Concerning the pay raise, how much does $20k extra mean to you? If he is making $30k now, it’s a huge jump. If $300k, not so much.
Post # 10
peonytuliplove: Honeslty, I would NOT want my husband to be traveling that much. If he’s only home 1 week a month, you only see him a total of 12 weeks out of 52 per year? That seems crazy to me. I understand that 20K is A LOT of money, but I would rather have my husband around.
Post # 11
2 years goes by fast and I’m assuming they will not reduce his pay when he settles into a less rigorous travel schedule. So for the 2 years it would be $40k more in your pockets before taxes but if he stays with the job for 5 years, that’s $100k. Even better if he is earning airline miles and hotel points = free vacations for you two.
Post # 12
Unless you are right now struggling financially, the jump in salary cannot make up for all his traveling, especially if you were previously long distance and now wanting to TTC. There are a lot of little moments of spending time together as a couple that you’ll miss if he’s gone that much, and if/when baby comes, you’ll all want to be together.
Post # 13
That is a LOT of travel for just 20k to me. I think I’d prefer my husband home and forgo the money. I would not be able to go for something like that, especially if TTC depending on how old you are. If I was 32 and starting to TTC, there is no way I would give up 2 years. If I were 22, then maybe
Post # 14
I am in a role like that. I would encourage you guys to think carefully about how much you really can do. Also, during that week would he be allowed to work from home or need to work from the office? If it’s from the office, I would say “hell no”.
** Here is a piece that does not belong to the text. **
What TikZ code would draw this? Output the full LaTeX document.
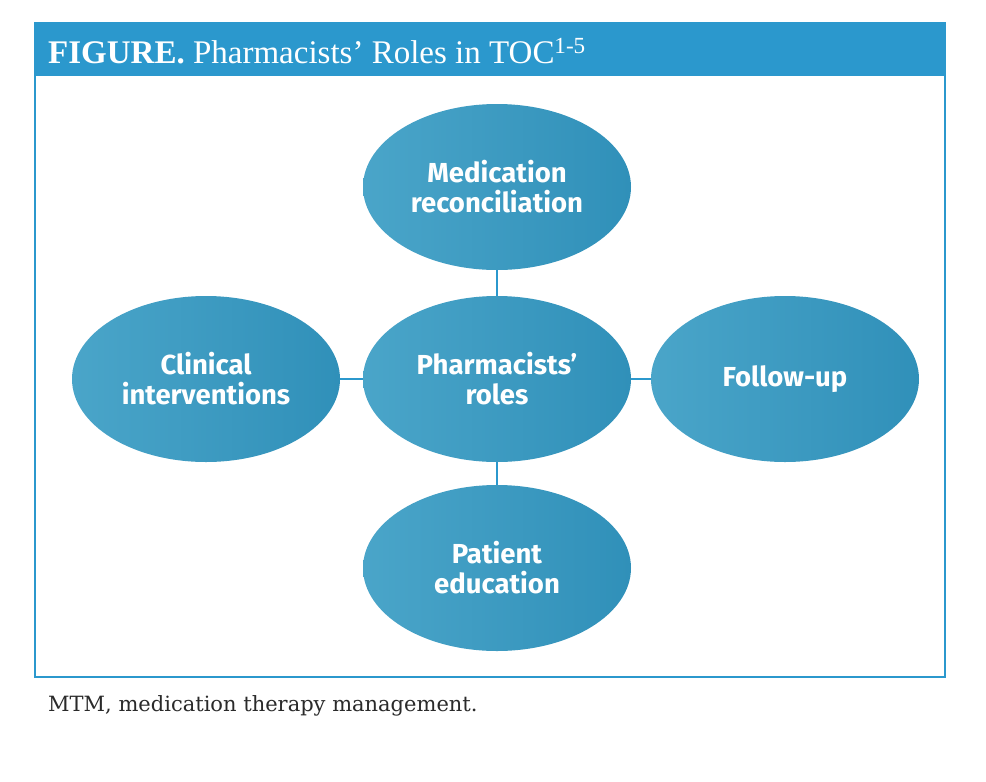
\documentclass[tikz,border=0pt]{standalone}
\usepackage{fontspec}
\setmainfont{Liberation Serif}
\newfontfamily\capfont{DejaVu Serif}
\newfontfamily\labelfont{Fira Sans}
\usetikzlibrary{shapes.geometric}
\definecolor{figblue}{HTML}{2B98CD}
\definecolor{bubA}{HTML}{4AA5C9}
\definecolor{bubB}{HTML}{3090B9}
\definecolor{captext}{HTML}{2A2A2A}
\tikzset{
  bubble/.style={ellipse, minimum width=268pt, minimum height=166pt, inner sep=0pt,
    left color=bubA, right color=bubB, text=white, align=center,
    font=\labelfont\bfseries\fontsize{27.5}{30}\selectfont},
  conn/.style={draw=figblue, line width=1.8pt}
}
\begin{document}
\begin{tikzpicture}[x=1pt,y=-1pt]
\useasboundingbox (0,0) rectangle (986,782);
\fill[white] (0,0) rectangle (986,782);
\fill[figblue] (35,23) rectangle (945,76);
\draw[figblue, line width=1.6pt] (35,23) rectangle (945,677);
\node[anchor=base west, text=white, inner sep=0pt, font=\fontsize{33}{38}\selectfont] (title) at (48,63) {\textbf{FIGURE.} Pharmacists’ Roles in TOC\textsuperscript{1-5}};
\node[bubble] (top) at (497,187) {Medication\\reconciliation};
\node[bubble] (center) at (497,379) {Pharmacists’\\roles};
\node[bubble] (left) at (206,379) {Clinical\\interventions};
\node[bubble] (right) at (785,379) {Follow-up};
\node[bubble] (bottom) at (497,568) {Patient\\education};
\draw[conn] (top.south) -- (center.north);
\draw[conn] (center.south) -- (bottom.north);
\draw[conn] (left.east) -- (center.west);
\draw[conn] (center.east) -- (right.west);
\node[anchor=base west, inner sep=0pt, text=captext, font=\capfont\fontsize{21}{25}\selectfont] (cap) at (48,711) {MTM, medication therapy management.};
\end{tikzpicture}
\end{document}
Being gone that much impacts your life in ways you cannot imagine. My travel is Sun-Fri for a few weeks in a row followed by a week at home (usually home on weekends. THAT is hard enough. There is no way I would be gone for 3 weeks in a row unless I was traveling internationally.
Please feel free to PM me if you’d like specifics, but I would strongly advise against this substantial of a life change for $20k more.